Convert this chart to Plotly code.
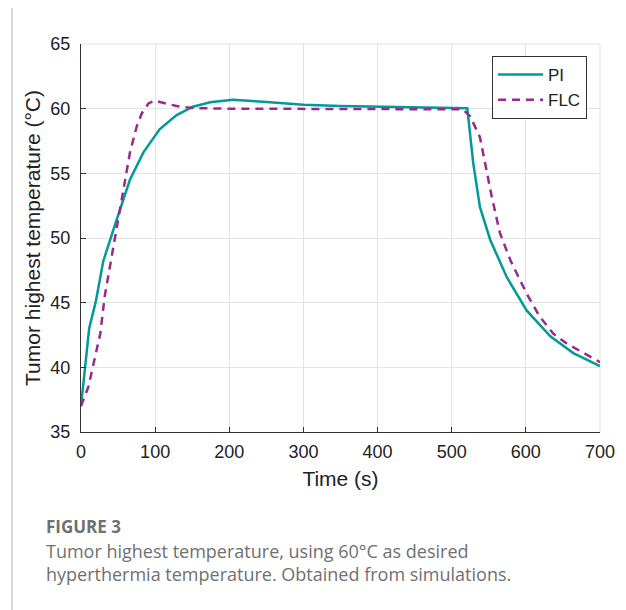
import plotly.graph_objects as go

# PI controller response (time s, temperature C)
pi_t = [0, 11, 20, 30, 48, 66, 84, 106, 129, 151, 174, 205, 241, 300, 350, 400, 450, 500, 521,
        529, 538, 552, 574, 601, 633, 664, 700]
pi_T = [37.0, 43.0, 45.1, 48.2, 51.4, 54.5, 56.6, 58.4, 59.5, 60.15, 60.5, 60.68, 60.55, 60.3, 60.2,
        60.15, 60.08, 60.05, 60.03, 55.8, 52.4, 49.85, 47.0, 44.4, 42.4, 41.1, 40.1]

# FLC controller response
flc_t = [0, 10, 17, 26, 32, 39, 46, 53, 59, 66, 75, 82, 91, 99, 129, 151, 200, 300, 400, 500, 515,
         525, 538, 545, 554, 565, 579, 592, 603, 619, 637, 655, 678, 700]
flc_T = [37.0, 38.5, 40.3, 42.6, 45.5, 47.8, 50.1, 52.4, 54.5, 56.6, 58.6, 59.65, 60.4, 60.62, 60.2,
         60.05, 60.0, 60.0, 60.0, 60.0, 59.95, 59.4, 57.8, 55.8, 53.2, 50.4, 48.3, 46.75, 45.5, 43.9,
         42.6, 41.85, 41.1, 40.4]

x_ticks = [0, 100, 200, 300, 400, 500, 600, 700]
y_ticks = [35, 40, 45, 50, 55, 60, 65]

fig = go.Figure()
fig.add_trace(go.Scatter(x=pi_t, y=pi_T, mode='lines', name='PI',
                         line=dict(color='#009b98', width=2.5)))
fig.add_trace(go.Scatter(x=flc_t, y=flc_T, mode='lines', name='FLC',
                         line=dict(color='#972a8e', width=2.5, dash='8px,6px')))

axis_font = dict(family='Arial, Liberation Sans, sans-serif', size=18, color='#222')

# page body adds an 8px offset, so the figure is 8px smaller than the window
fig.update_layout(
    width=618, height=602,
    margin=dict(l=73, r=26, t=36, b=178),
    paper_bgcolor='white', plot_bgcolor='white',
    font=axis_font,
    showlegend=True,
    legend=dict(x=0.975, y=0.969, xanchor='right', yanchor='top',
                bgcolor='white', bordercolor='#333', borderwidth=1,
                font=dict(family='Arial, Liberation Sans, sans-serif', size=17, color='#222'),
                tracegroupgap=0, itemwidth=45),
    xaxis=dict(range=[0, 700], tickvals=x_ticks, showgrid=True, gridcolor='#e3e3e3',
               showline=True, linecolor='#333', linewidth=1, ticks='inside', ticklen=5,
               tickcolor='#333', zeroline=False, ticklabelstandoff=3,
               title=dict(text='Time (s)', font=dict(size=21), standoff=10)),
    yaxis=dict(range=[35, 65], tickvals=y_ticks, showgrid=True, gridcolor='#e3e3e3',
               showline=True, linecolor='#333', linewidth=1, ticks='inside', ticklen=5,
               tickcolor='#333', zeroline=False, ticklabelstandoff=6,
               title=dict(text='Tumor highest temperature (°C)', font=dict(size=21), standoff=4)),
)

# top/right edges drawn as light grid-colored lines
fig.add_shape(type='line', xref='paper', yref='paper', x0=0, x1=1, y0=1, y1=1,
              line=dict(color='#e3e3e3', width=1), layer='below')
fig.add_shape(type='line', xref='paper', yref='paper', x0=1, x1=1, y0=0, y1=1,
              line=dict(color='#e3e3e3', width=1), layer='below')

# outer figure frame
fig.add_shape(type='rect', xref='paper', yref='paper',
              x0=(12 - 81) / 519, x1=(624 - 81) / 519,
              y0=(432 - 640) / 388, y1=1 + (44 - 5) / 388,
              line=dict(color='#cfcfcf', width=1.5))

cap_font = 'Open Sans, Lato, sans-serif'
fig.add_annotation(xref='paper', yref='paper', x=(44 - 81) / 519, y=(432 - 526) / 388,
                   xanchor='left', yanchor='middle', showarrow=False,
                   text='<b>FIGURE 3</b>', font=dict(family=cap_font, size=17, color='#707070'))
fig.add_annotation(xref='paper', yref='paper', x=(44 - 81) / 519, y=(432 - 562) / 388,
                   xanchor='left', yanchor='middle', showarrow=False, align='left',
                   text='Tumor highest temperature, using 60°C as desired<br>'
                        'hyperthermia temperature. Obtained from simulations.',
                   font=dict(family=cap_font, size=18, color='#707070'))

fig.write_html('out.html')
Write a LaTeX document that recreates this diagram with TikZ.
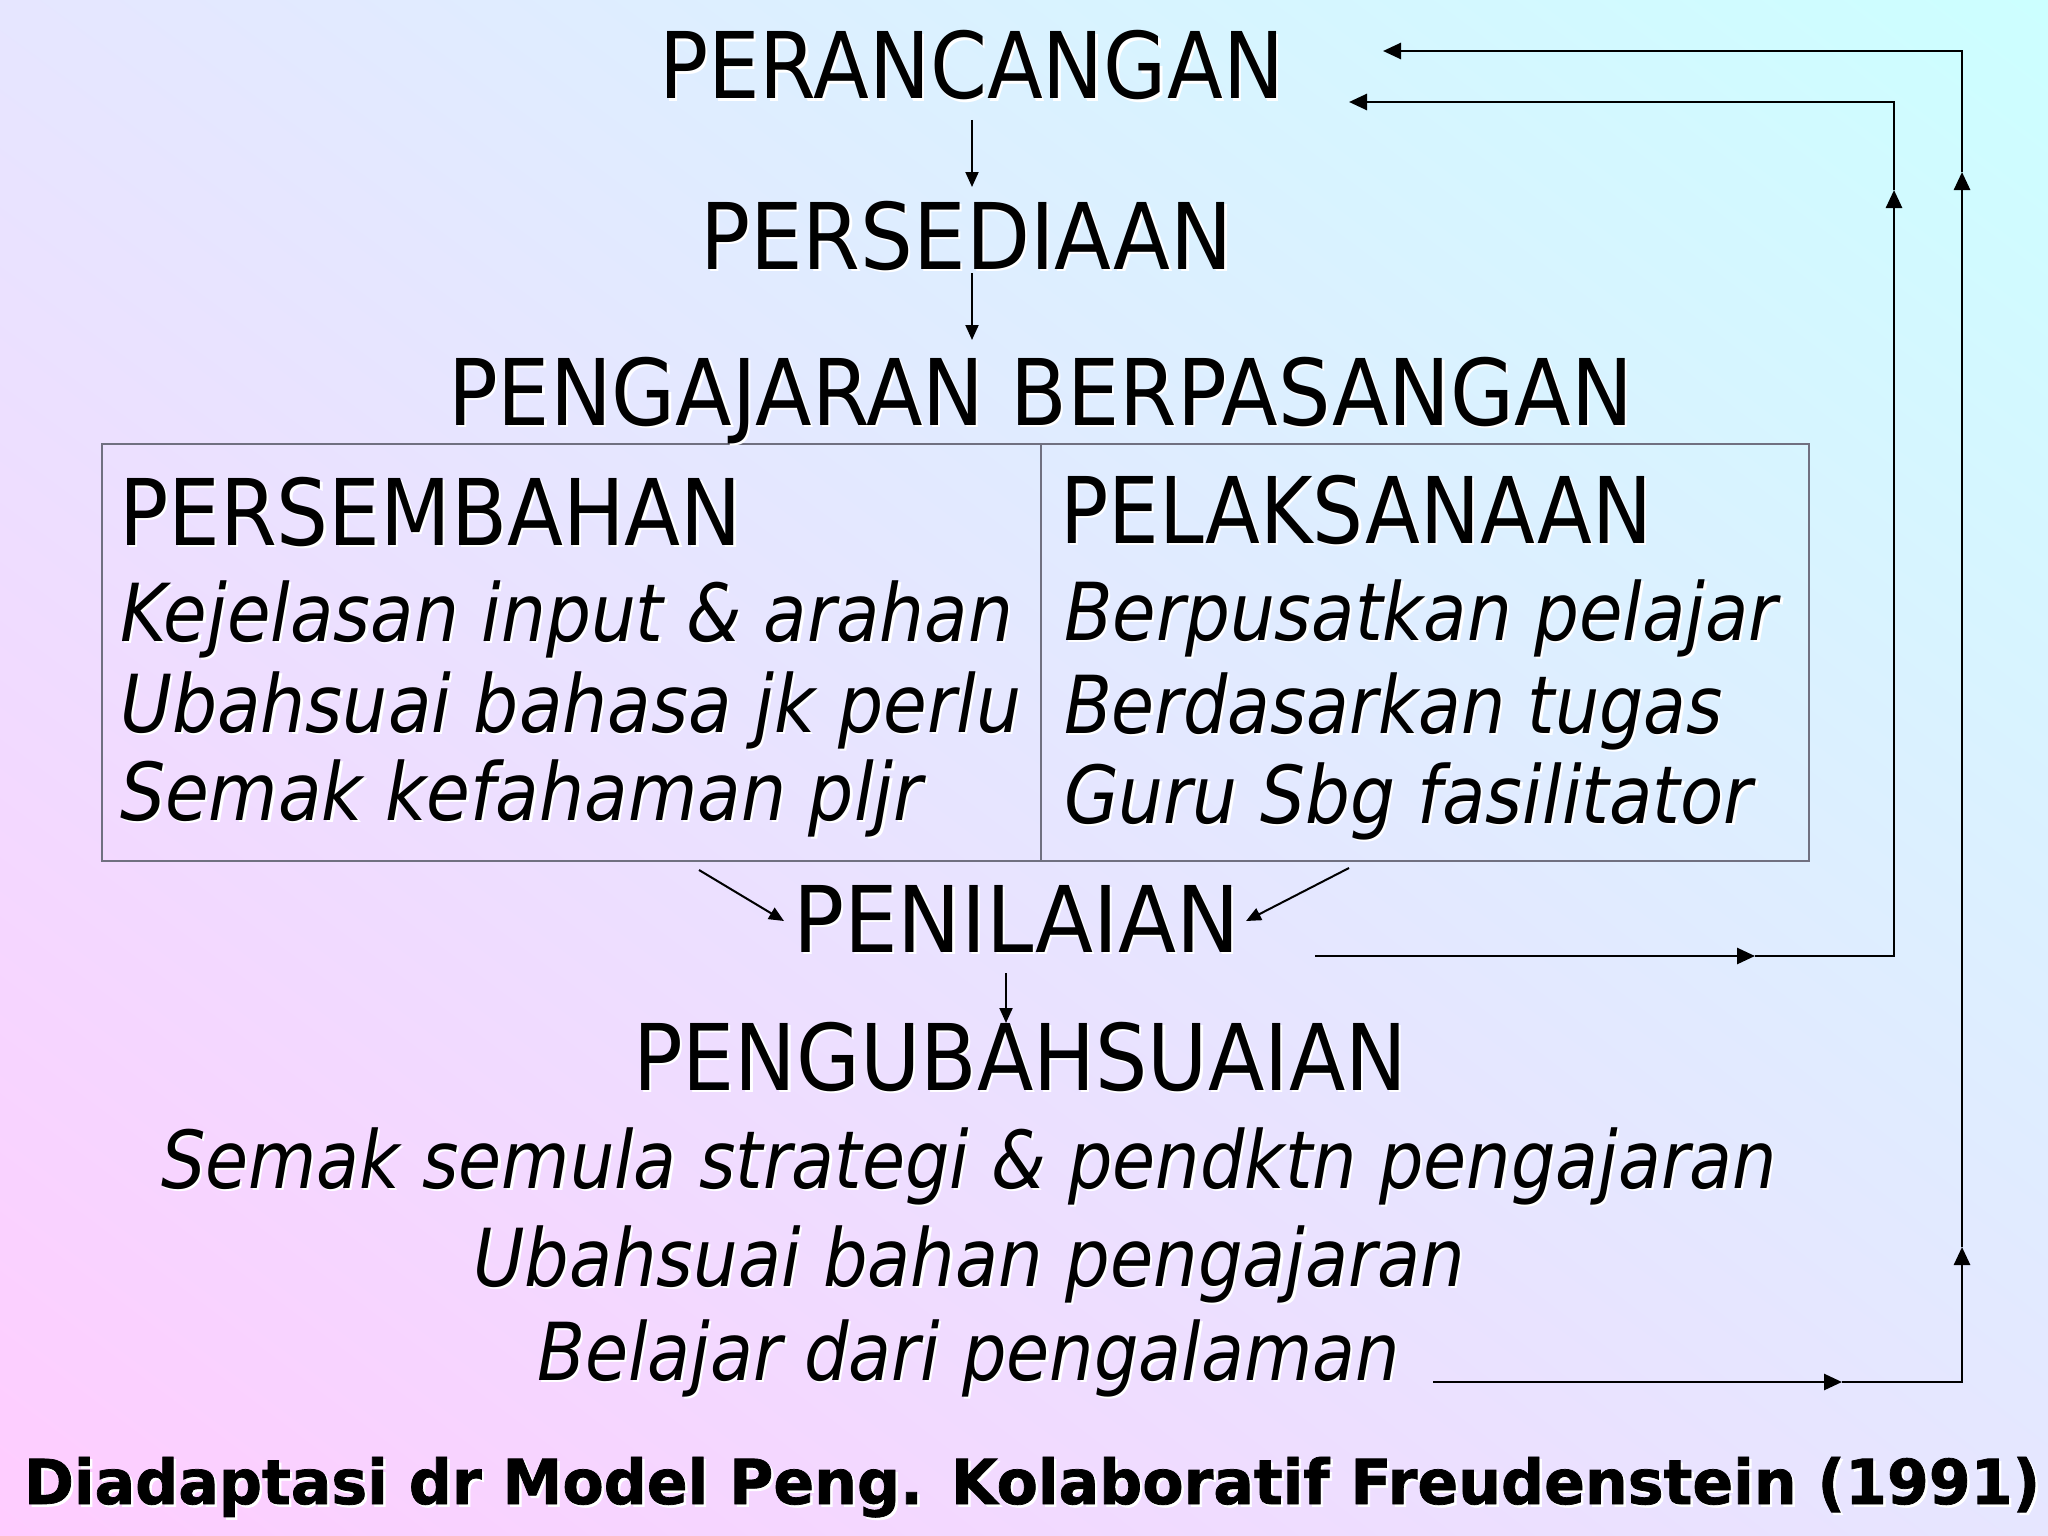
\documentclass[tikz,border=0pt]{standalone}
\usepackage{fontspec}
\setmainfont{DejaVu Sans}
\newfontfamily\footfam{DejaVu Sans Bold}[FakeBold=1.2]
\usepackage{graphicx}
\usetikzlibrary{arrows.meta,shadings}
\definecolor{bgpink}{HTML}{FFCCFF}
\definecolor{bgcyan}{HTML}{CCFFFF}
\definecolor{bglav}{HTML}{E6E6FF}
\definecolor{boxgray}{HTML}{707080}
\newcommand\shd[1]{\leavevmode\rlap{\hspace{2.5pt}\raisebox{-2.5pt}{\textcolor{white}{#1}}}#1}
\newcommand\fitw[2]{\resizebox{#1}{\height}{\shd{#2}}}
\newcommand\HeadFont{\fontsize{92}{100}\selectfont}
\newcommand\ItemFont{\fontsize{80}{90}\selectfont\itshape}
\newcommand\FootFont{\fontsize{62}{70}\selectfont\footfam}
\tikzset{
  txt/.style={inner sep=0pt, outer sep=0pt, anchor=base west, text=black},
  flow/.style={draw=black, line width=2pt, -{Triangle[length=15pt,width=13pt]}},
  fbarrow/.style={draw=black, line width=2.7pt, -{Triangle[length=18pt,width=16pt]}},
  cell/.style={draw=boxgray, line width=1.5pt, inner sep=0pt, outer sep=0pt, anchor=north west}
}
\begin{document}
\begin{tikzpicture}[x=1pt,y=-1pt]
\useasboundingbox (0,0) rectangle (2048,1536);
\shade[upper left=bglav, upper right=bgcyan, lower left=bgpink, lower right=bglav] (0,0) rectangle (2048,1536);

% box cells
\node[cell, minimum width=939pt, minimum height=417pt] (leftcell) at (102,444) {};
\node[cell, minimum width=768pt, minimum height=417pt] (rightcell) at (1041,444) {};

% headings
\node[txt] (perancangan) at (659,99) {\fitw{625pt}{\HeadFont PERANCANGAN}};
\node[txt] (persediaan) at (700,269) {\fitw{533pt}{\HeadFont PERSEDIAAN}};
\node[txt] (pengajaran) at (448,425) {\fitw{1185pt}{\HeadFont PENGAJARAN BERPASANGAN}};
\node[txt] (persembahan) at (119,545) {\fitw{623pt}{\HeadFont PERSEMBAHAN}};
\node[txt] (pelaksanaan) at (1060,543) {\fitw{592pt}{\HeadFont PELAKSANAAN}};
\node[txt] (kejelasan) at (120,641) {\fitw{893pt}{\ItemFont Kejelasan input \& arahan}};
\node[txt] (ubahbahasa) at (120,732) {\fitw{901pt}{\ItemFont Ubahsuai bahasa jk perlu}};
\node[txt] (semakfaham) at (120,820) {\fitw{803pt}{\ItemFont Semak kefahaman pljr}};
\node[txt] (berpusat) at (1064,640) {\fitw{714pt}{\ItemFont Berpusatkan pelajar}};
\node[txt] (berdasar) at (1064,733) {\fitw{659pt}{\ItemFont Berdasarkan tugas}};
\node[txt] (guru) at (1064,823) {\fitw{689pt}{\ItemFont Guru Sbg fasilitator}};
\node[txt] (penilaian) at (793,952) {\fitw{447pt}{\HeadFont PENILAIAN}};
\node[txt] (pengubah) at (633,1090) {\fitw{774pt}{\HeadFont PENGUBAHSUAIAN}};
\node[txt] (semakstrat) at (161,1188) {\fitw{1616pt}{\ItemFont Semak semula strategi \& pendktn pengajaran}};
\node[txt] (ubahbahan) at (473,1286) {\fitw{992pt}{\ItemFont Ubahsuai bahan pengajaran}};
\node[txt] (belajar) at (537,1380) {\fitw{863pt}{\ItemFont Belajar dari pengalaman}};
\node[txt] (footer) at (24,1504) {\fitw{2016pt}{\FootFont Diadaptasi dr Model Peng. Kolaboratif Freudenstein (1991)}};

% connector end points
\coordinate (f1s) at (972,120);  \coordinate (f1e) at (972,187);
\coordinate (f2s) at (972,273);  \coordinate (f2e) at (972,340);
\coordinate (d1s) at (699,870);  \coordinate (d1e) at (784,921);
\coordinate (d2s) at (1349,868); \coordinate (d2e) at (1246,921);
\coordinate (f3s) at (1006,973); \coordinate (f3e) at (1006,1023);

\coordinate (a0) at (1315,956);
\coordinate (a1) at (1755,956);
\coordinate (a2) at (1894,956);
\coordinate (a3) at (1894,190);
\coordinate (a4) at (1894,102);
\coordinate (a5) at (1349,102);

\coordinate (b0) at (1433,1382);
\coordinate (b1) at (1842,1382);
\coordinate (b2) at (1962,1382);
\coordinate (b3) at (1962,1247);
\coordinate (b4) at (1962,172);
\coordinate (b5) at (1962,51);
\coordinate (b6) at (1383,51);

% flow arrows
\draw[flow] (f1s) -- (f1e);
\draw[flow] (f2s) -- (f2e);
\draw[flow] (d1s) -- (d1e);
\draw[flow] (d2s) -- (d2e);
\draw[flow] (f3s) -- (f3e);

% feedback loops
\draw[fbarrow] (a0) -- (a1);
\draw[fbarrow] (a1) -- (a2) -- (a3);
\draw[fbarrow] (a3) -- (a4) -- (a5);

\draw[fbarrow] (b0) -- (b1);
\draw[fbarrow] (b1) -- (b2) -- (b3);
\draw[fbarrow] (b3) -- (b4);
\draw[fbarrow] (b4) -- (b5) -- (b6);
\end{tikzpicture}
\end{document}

== Aim ==
With all pictures left out, please transcribe exactly the lines from the start of the material through the line with "axis_font = dict(family='Arial, Liberation".

== Exercise result ==
Convert this chart to Plotly code.
import plotly.graph_objects as go

# PI controller response (time s, temperature C)
pi_t = [0, 11, 20, 30, 48, 66, 84, 106, 129, 151, 174, 205, 241, 300, 350, 400, 450, 500, 521,
        529, 538, 552, 574, 601, 633, 664, 700]
pi_T = [37.0, 43.0, 45.1, 48.2, 51.4, 54.5, 56.6, 58.4, 59.5, 60.15, 60.5, 60.68, 60.55, 60.3, 60.2,
        60.15, 60.08, 60.05, 60.03, 55.8, 52.4, 49.85, 47.0, 44.4, 42.4, 41.1, 40.1]

# FLC controller response
flc_t = [0, 10, 17, 26, 32, 39, 46, 53, 59, 66, 75, 82, 91, 99, 129, 151, 200, 300, 400, 500, 515,
         525, 538, 545, 554, 565, 579, 592, 603, 619, 637, 655, 678, 700]
flc_T = [37.0, 38.5, 40.3, 42.6, 45.5, 47.8, 50.1, 52.4, 54.5, 56.6, 58.6, 59.65, 60.4, 60.62, 60.2,
         60.05, 60.0, 60.0, 60.0, 60.0, 59.95, 59.4, 57.8, 55.8, 53.2, 50.4, 48.3, 46.75, 45.5, 43.9,
         42.6, 41.85, 41.1, 40.4]

x_ticks = [0, 100, 200, 300, 400, 500, 600, 700]
y_ticks = [35, 40, 45, 50, 55, 60, 65]

fig = go.Figure()
fig.add_trace(go.Scatter(x=pi_t, y=pi_T, mode='lines', name='PI',
                         line=dict(color='#009b98', width=2.5)))
fig.add_trace(go.Scatter(x=flc_t, y=flc_T, mode='lines', name='FLC',
                         line=dict(color='#972a8e', width=2.5, dash='8px,6px')))

axis_font = dict(family='Arial, Liberation Sans, sans-serif', size=18, color='#222')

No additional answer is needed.